L’enjeu primordial du nucléaire, c’est la sûreté. Un incident signifierait la fin du secteur en France. Nous formons à assurer cette sûreté, préalable à tout pilotage économique de la filière.

Cyril Faure, DG de l’Irup et de l’ISTP
Collectivités, Etat, chambres consulaires, syndicats patronaux ont suivi la présentation du 12 avril. ©ISTP / IRUP

« L’enjeu primordial du nucléaire, c’est la sûreté. Un incident signifierait la fin du secteur en France. Nous formons à assurer cette sûreté, préalable à tout pilotage économique de la filière », a encore rappelé Cyril Faure dont les deux écoles qu’il dirige voient parmi ses diplômés, en moyenne, 30 % de créateurs/repreneurs d’entreprises de plus que dans celles équivalentes.
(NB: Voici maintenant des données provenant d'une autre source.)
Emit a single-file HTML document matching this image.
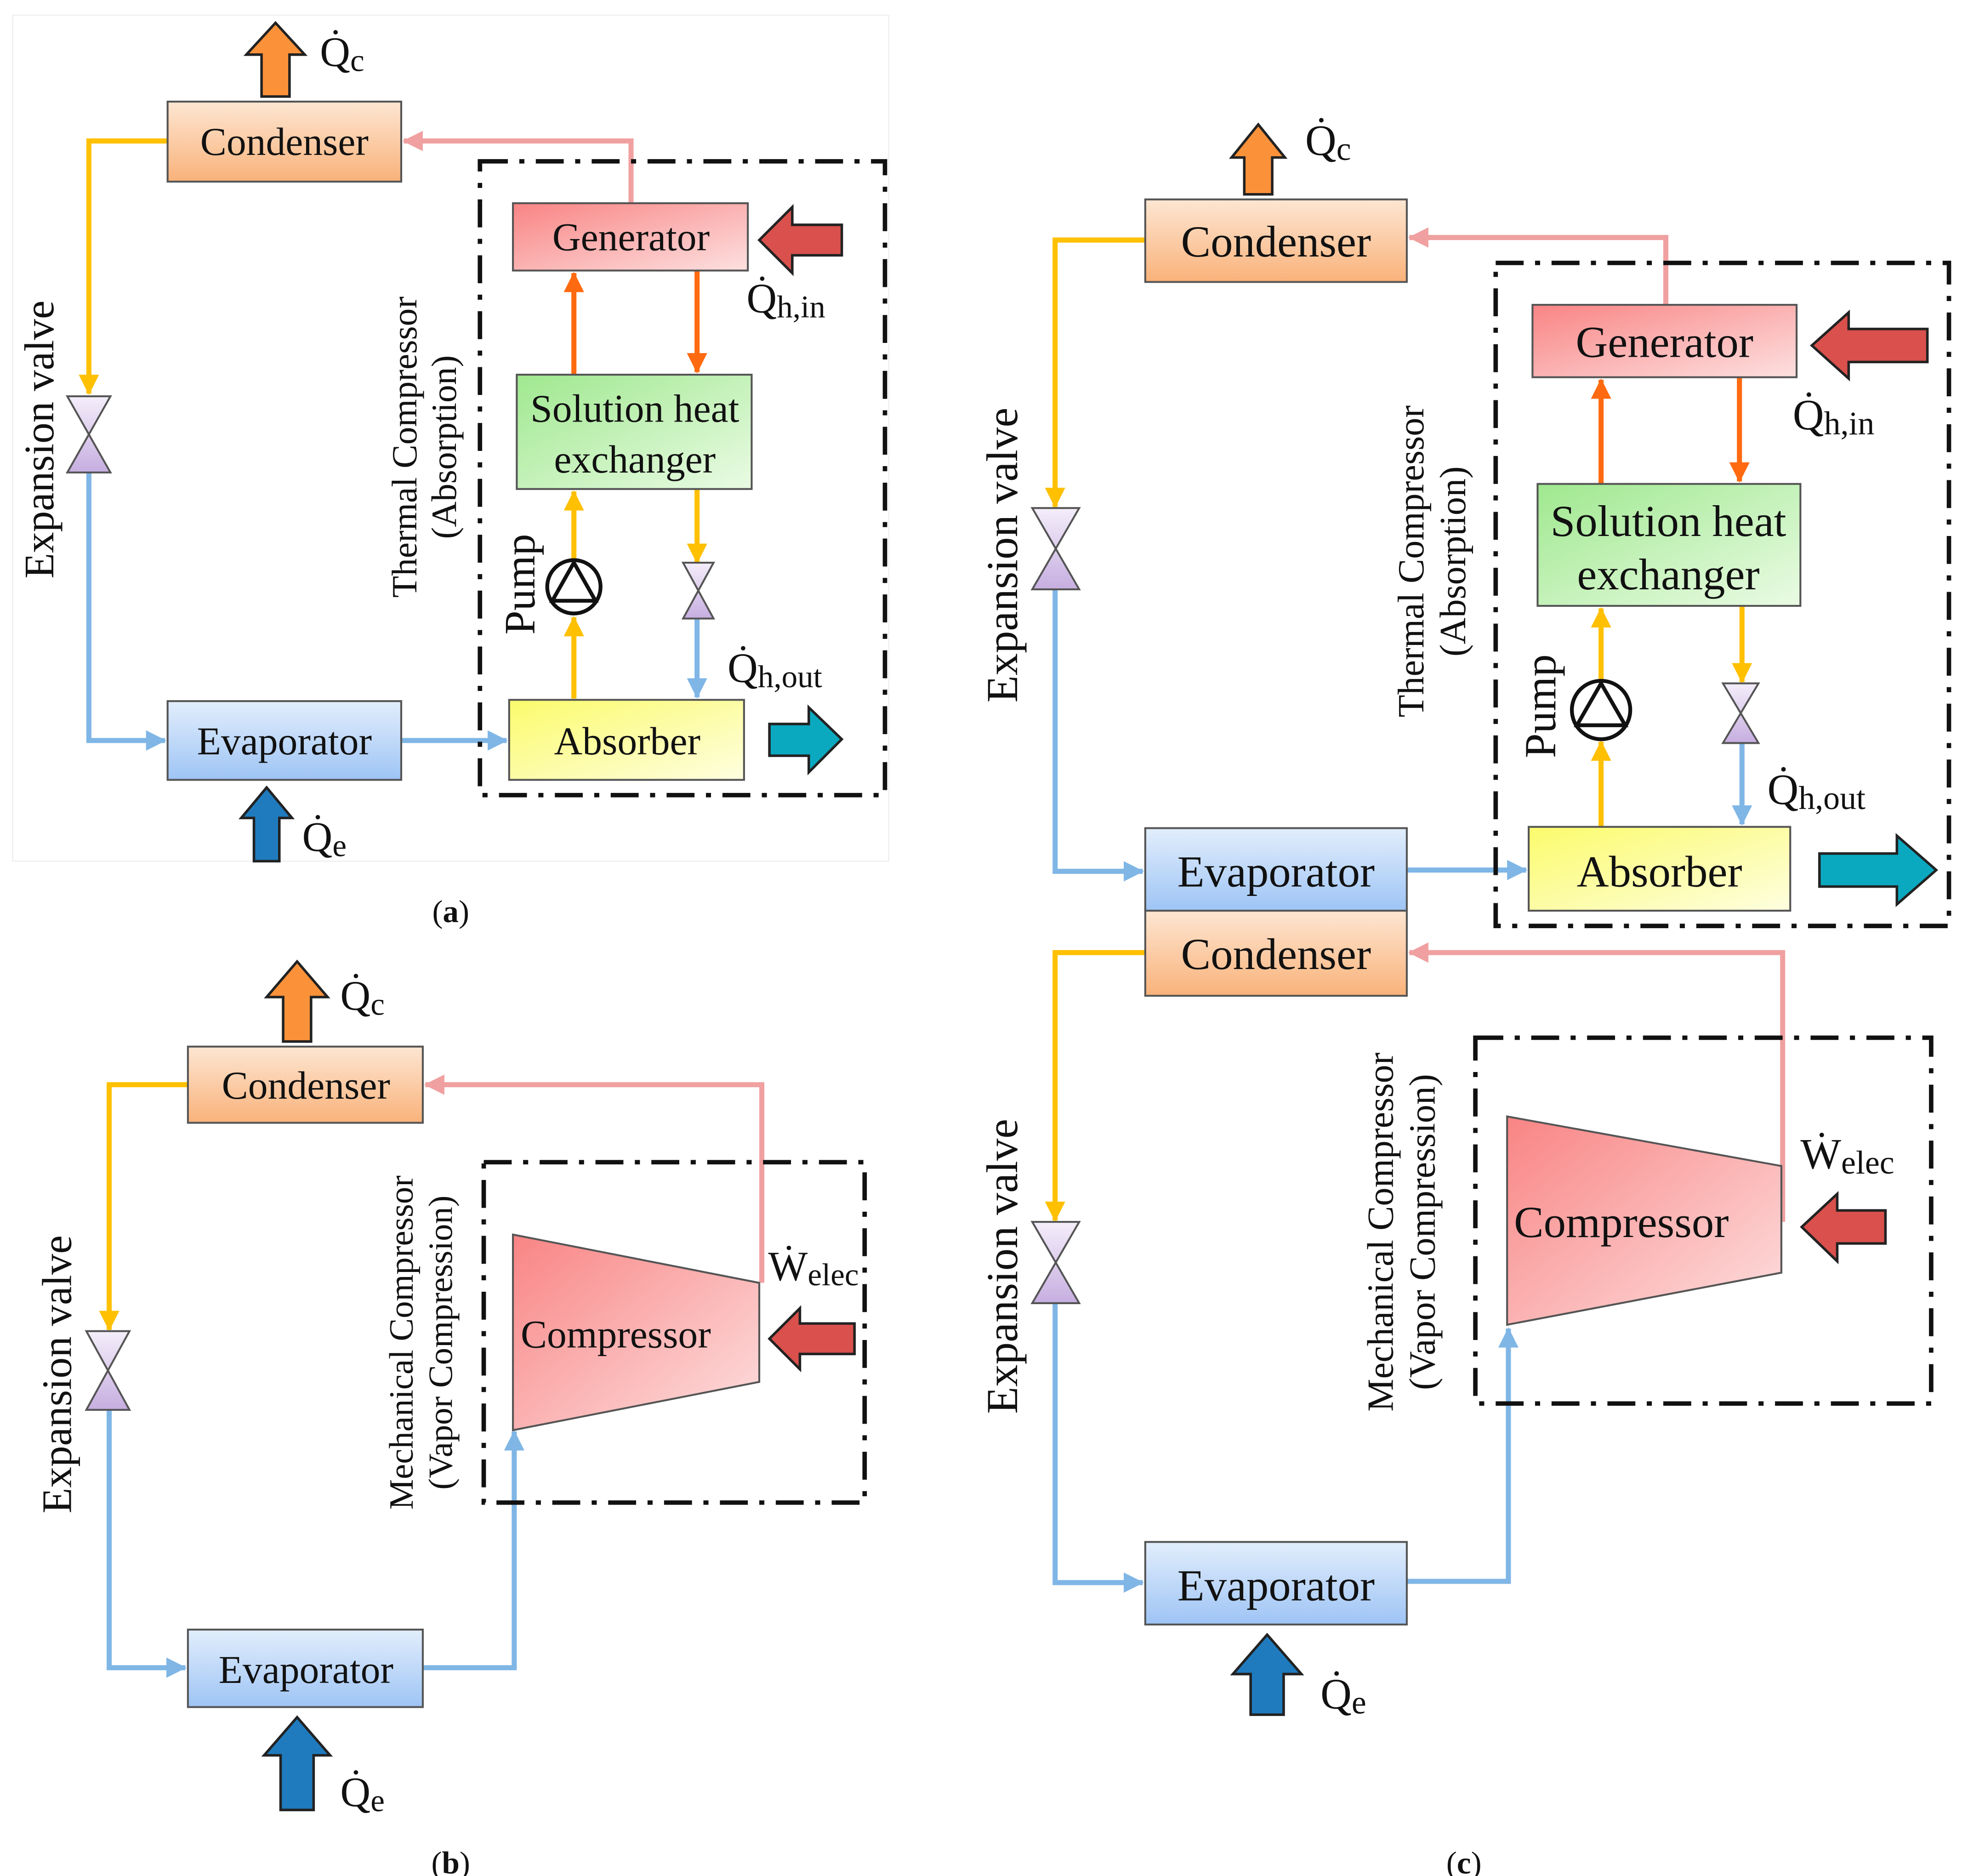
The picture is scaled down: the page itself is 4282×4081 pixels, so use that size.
<!DOCTYPE html>
<html><head><meta charset="utf-8"><style>
html,body{margin:0;padding:0;background:#fff;}
svg{display:block;}
text{font-family:"Liberation Serif",serif;fill:#111;}
</style></head><body>
<svg width="4282" height="4081" viewBox="0 0 1550 1477" preserveAspectRatio="none" xmlns="http://www.w3.org/2000/svg">
<defs>
<linearGradient id="gOr" x1="0" y1="0" x2="0" y2="1"><stop offset="0" stop-color="#fde6d2"/><stop offset="1" stop-color="#f9b27a"/></linearGradient>
<linearGradient id="gBl" x1="0" y1="0" x2="0" y2="1"><stop offset="0" stop-color="#e2eefc"/><stop offset="1" stop-color="#9ec4f5"/></linearGradient>
<linearGradient id="gRd" x1="0" y1="0" x2="1" y2="1"><stop offset="0" stop-color="#f98484"/><stop offset="1" stop-color="#fde0e0"/></linearGradient>
<linearGradient id="gGr" x1="0" y1="0" x2="1" y2="1"><stop offset="0" stop-color="#9fe88f"/><stop offset="1" stop-color="#eafbe4"/></linearGradient>
<linearGradient id="gYe" x1="0" y1="0" x2="1" y2="1"><stop offset="0" stop-color="#fbfb6c"/><stop offset="1" stop-color="#fefee0"/></linearGradient>
<linearGradient id="gVt" x1="0" y1="0" x2="0" y2="1"><stop offset="0" stop-color="#f4eefa"/><stop offset="1" stop-color="#c6aee0"/></linearGradient>
<marker id="mB" markerWidth="16" markerHeight="16" refX="15" refY="8" orient="auto" markerUnits="userSpaceOnUse"><path d="M0,0 L16,8 L0,16 Z" fill="#7fb6e6"/></marker>
<marker id="mYe" markerWidth="16" markerHeight="16" refX="15" refY="8" orient="auto" markerUnits="userSpaceOnUse"><path d="M0,0 L16,8 L0,16 Z" fill="#ffc000"/></marker>
<marker id="mO" markerWidth="16" markerHeight="16" refX="15" refY="8" orient="auto" markerUnits="userSpaceOnUse"><path d="M0,0 L16,8 L0,16 Z" fill="#ff6a10"/></marker>
<marker id="mP" markerWidth="16" markerHeight="16" refX="15" refY="8" orient="auto" markerUnits="userSpaceOnUse"><path d="M0,0 L16,8 L0,16 Z" fill="#f0a0a0"/></marker>
</defs>

<rect x="10" y="12" width="690" height="666" fill="none" stroke="#f0f0f0" stroke-width="1"/>

<g stroke-width="4" fill="none">
<polyline points="132,111 70,111 70,310" stroke="#ffc000" marker-end="url(#mYe)"/>
<polyline points="70,372 70,583 130,583" stroke="#7fb6e6" marker-end="url(#mB)"/>
<polyline points="316,583 399,583" stroke="#7fb6e6" marker-end="url(#mB)"/>
<polyline points="497,160 497,111 318,111" stroke="#f0a0a0" marker-end="url(#mP)"/>
<line x1="452" y1="295" x2="452" y2="215" stroke="#ff6a10" marker-end="url(#mO)"/>
<line x1="549" y1="213" x2="549" y2="293" stroke="#ff6a10" marker-end="url(#mO)"/>
<line x1="452" y1="550" x2="452" y2="486" stroke="#ffc000" marker-end="url(#mYe)"/>
<line x1="452" y1="440" x2="452" y2="387" stroke="#ffc000" marker-end="url(#mYe)"/>
<line x1="549" y1="385" x2="549" y2="443" stroke="#ffc000" marker-end="url(#mYe)"/>
<line x1="549" y1="487" x2="549" y2="549" stroke="#7fb6e6" marker-end="url(#mB)"/>

<polyline points="148,854 86,854 86,1047" stroke="#ffc000" marker-end="url(#mYe)"/>
<polyline points="86,1110 86,1313 146,1313" stroke="#7fb6e6" marker-end="url(#mB)"/>
<polyline points="333,1313 405,1313 405,1127" stroke="#7fb6e6" marker-end="url(#mB)"/>
<polyline points="600,1010 600,854 335,854" stroke="#f0a0a0" marker-end="url(#mP)"/>

<polyline points="902,189 831,189 831,399" stroke="#ffc000" marker-end="url(#mYe)"/>
<polyline points="831,464 831,686 900,686" stroke="#7fb6e6" marker-end="url(#mB)"/>
<polyline points="1108,685 1202,685" stroke="#7fb6e6" marker-end="url(#mB)"/>
<polyline points="1312,240 1312,187 1110,187" stroke="#f0a0a0" marker-end="url(#mP)"/>
<line x1="1261" y1="381" x2="1261" y2="299" stroke="#ff6a10" marker-end="url(#mO)"/>
<line x1="1370" y1="297" x2="1370" y2="379" stroke="#ff6a10" marker-end="url(#mO)"/>
<line x1="1261" y1="651" x2="1261" y2="584" stroke="#ffc000" marker-end="url(#mYe)"/>
<line x1="1261" y1="535" x2="1261" y2="479" stroke="#ffc000" marker-end="url(#mYe)"/>
<line x1="1372" y1="477" x2="1372" y2="537" stroke="#ffc000" marker-end="url(#mYe)"/>
<line x1="1372" y1="585" x2="1372" y2="649" stroke="#7fb6e6" marker-end="url(#mB)"/>
<polyline points="902,750 831,750 831,961" stroke="#ffc000" marker-end="url(#mYe)"/>
<polyline points="831,1026 831,1246 900,1246" stroke="#7fb6e6" marker-end="url(#mB)"/>
<polyline points="1108,1245 1188,1245 1188,1046" stroke="#7fb6e6" marker-end="url(#mB)"/>
<polyline points="1404,962 1404,750 1110,750" stroke="#f0a0a0" marker-end="url(#mP)"/>
</g>

<g fill="none" stroke="#111" stroke-width="3.5" stroke-dasharray="22,9,4,9">
<rect x="378" y="127" width="319" height="499"/>
<rect x="381" y="915" width="300" height="268"/>
<rect x="1178" y="207" width="357" height="522"/>
<rect x="1162" y="817" width="359" height="288"/>
</g>

<g stroke="#555" stroke-width="1.5">
<rect x="132" y="80" width="184" height="63" fill="url(#gOr)"/>
<rect x="132" y="552" width="184" height="62" fill="url(#gBl)"/>
<rect x="404" y="160" width="185" height="53" fill="url(#gRd)"/>
<rect x="407" y="295" width="185" height="90" fill="url(#gGr)"/>
<rect x="401" y="551" width="185" height="63" fill="url(#gYe)"/>
<rect x="148" y="824" width="185" height="60" fill="url(#gOr)"/>
<rect x="148" y="1283" width="185" height="61" fill="url(#gBl)"/>
<polygon points="404,972 598,1010 598,1088 404,1126" fill="url(#gRd)"/>
<rect x="902" y="157" width="206" height="65" fill="url(#gOr)"/>
<rect x="902" y="652" width="206" height="65" fill="url(#gBl)"/>
<rect x="902" y="717" width="206" height="67" fill="url(#gOr)"/>
<rect x="1207" y="240" width="208" height="57" fill="url(#gRd)"/>
<rect x="1211" y="381" width="207" height="96" fill="url(#gGr)"/>
<rect x="1204" y="651" width="206" height="66" fill="url(#gYe)"/>
<rect x="902" y="1214" width="206" height="65" fill="url(#gBl)"/>
<polygon points="1187,879 1403,918 1403,1002 1187,1043" fill="url(#gRd)"/>
</g>

<g stroke="#555" stroke-width="1.5" fill="url(#gVt)">
<polygon points="53,312 87,312 53,372 87,372"/>
<polygon points="538,443 562,443 538,487 562,487"/>
<polygon points="68,1048 102,1048 68,1110 102,1110"/>
<polygon points="813,400 850,400 813,464 850,464"/>
<polygon points="1357,538 1385,538 1357,585 1385,585"/>
<polygon points="813,962 850,962 813,1026 850,1026"/>
</g>

<g fill="#fff" stroke="#111" stroke-width="3">
<circle cx="452" cy="462" r="21"/>
<polygon points="452,443 469,473 435,473" fill="none"/>
<circle cx="1261" cy="559" r="23"/>
<polygon points="1261,538 1280,571 1242,571" fill="none"/>
</g>

<g stroke="#222" stroke-width="2">
<polygon fill="#fb923a" points="217,18 240,43 228,43 228,76 206,76 206,43 194,43"/>
<polygon fill="#1f7bbd" points="210,620 230,644 220,644 220,678 200,678 200,644 190,644"/>
<polygon fill="#fb923a" points="234,757 258,785 245,785 245,820 223,820 223,785 210,785"/>
<polygon fill="#1f7bbd" points="234,1352 260,1382 247,1382 247,1425 221,1425 221,1382 208,1382"/>
<polygon fill="#fb923a" points="991,98 1012,124 1002,124 1002,153 980,153 980,124 970,124"/>
<polygon fill="#1f7bbd" points="998,1287 1025,1318 1011,1318 1011,1350 985,1350 985,1318 971,1318"/>
<polygon fill="#d9504c" points="598,189 624,163 624,177 663,177 663,201 624,201 624,215"/>
<polygon fill="#d9504c" points="606,1054 630,1030 630,1042 673,1042 673,1066 630,1066 630,1078"/>
<polygon fill="#d9504c" points="1427,272 1456,246 1456,259 1518,259 1518,285 1456,285 1456,298"/>
<polygon fill="#d9504c" points="1419,966 1447,940 1447,953 1485,953 1485,979 1447,979 1447,993"/>
<polygon fill="#0aa9c0" points="663,582 637,557 637,570 606,570 606,595 637,595 637,608"/>
<polygon fill="#0aa9c0" points="1525,685 1494,658 1494,672 1433,672 1433,698 1494,698 1494,712"/>
</g>

<g font-size="31" text-anchor="middle">
<text x="224" y="122">Condenser</text>
<text x="224" y="594">Evaporator</text>
<text x="497" y="197">Generator</text>
<text x="500" y="332">Solution heat</text>
<text x="500" y="372">exchanger</text>
<text x="494" y="594">Absorber</text>
<text x="241" y="865">Condenser</text>
<text x="241" y="1325">Evaporator</text>
<text x="485" y="1061">Compressor</text>
</g>
<g font-size="35" text-anchor="middle">
<text x="1005" y="202">Condenser</text>
<text x="1005" y="698">Evaporator</text>
<text x="1005" y="763">Condenser</text>
<text x="1311" y="281">Generator</text>
<text x="1314" y="422">Solution heat</text>
<text x="1314" y="464">exchanger</text>
<text x="1307" y="698">Absorber</text>
<text x="1005" y="1260">Evaporator</text>
<text x="1277" y="974">Compressor</text>
</g>

<g font-size="33">
<text x="252" y="52">Q̇<tspan font-size="25" dy="4">c</tspan></text>
<text x="238" y="670">Q̇<tspan font-size="25" dy="4">e</tspan></text>
<text x="588" y="246">Q̇<tspan font-size="25" dy="4">h,in</tspan></text>
<text x="573" y="537">Q̇<tspan font-size="25" dy="4">h,out</tspan></text>
<text x="268" y="795">Q̇<tspan font-size="25" dy="4">c</tspan></text>
<text x="268" y="1422">Q̇<tspan font-size="25" dy="4">e</tspan></text>
<text x="605" y="1008">Ẇ<tspan font-size="25" dy="4">elec</tspan></text>
</g>
<g font-size="34">
<text x="1028" y="122">Q̇<tspan font-size="26" dy="4">c</tspan></text>
<text x="1412" y="338">Q̇<tspan font-size="26" dy="4">h,in</tspan></text>
<text x="1392" y="633">Q̇<tspan font-size="26" dy="4">h,out</tspan></text>
<text x="1418" y="920">Ẇ<tspan font-size="26" dy="4">elec</tspan></text>
<text x="1040" y="1345">Q̇<tspan font-size="26" dy="4">e</tspan></text>
</g>

<g text-anchor="middle">
<text font-size="33" transform="translate(42,346) rotate(-90)">Expansion valve</text>
<text font-size="33" transform="translate(56,1082) rotate(-90)">Expansion valve</text>
<text font-size="35" transform="translate(801,437) rotate(-90)">Expansion valve</text>
<text font-size="35" transform="translate(801,997) rotate(-90)">Expansion valve</text>
<text font-size="28" transform="translate(328,352) rotate(-90)">Thermal Compressor</text>
<text font-size="28" transform="translate(359,352) rotate(-90)">(Absorption)</text>
<text font-size="34" transform="translate(421,460) rotate(-90)">Pump</text>
<text font-size="27" transform="translate(325,1057) rotate(-90)">Mechanical Compressor</text>
<text font-size="27" transform="translate(356,1057) rotate(-90)">(Vapor Compression)</text>
<text font-size="29" transform="translate(1121,442) rotate(-90)">Thermal Compressor</text>
<text font-size="29" transform="translate(1154,442) rotate(-90)">(Absorption)</text>
<text font-size="35" transform="translate(1225,556) rotate(-90)">Pump</text>
<text font-size="29" transform="translate(1097,970) rotate(-90)">Mechanical Compressor</text>
<text font-size="29" transform="translate(1130,970) rotate(-90)">(Vapor Compression)</text>
</g>

<g font-size="25" text-anchor="middle">
<text x="355" y="726">(<tspan font-weight="bold">a</tspan>)</text>
<text x="355" y="1475">(<tspan font-weight="bold">b</tspan>)</text>
<text x="1153" y="1475">(<tspan font-weight="bold">c</tspan>)</text>
</g>
</svg>
</body></html>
Ce n’est en tout cas pas un hasard si la CCI, au-delà de la transaction immobilière, la préfecture, le Medef et la CPME étaient dans la boucle de la présentation mi-avril. Parmi les marchés qui leur sont confiés, la sidérurgie et la mécanique ligériennes, dont une foule de PME constitue le tissu, citent très souvent le nucléaire. En ayant à portée de main davantage de transferts technologiques, d’expertise, de jeunes diplômés dernier cri adaptés à ses besoins et aux nouvelles exigences des carnets de commande, l’industrie ligérienne semble beaucoup miser sur le développement de la filière nucléaire.

Au moins si on en croit les discours allant jusqu’à évoquer ce 12 avril l’idée de lancer à Saint-Etienne un « projet de pôle nucléaire national en Auvergne Rhône-Alpes ». Reste à savoir les tenants et aboutissants de ce dernier, non explicités à ce stade, alors qu’il existe déjà un pôle de compétitivité national labellisé par l’Etat des filières nucléaires, dit « Nuclear valley ». 430 adhérents, dont 56 % de PME et de TPE. Il avait été créé à Bourgogne mais il a évolué en 2017 pour être désormais partagé avec Auvergne-Rhône-Alpes où il a ouvert un bureau à Lyon. Le siège, lui, est à Chalon-sur-Saône.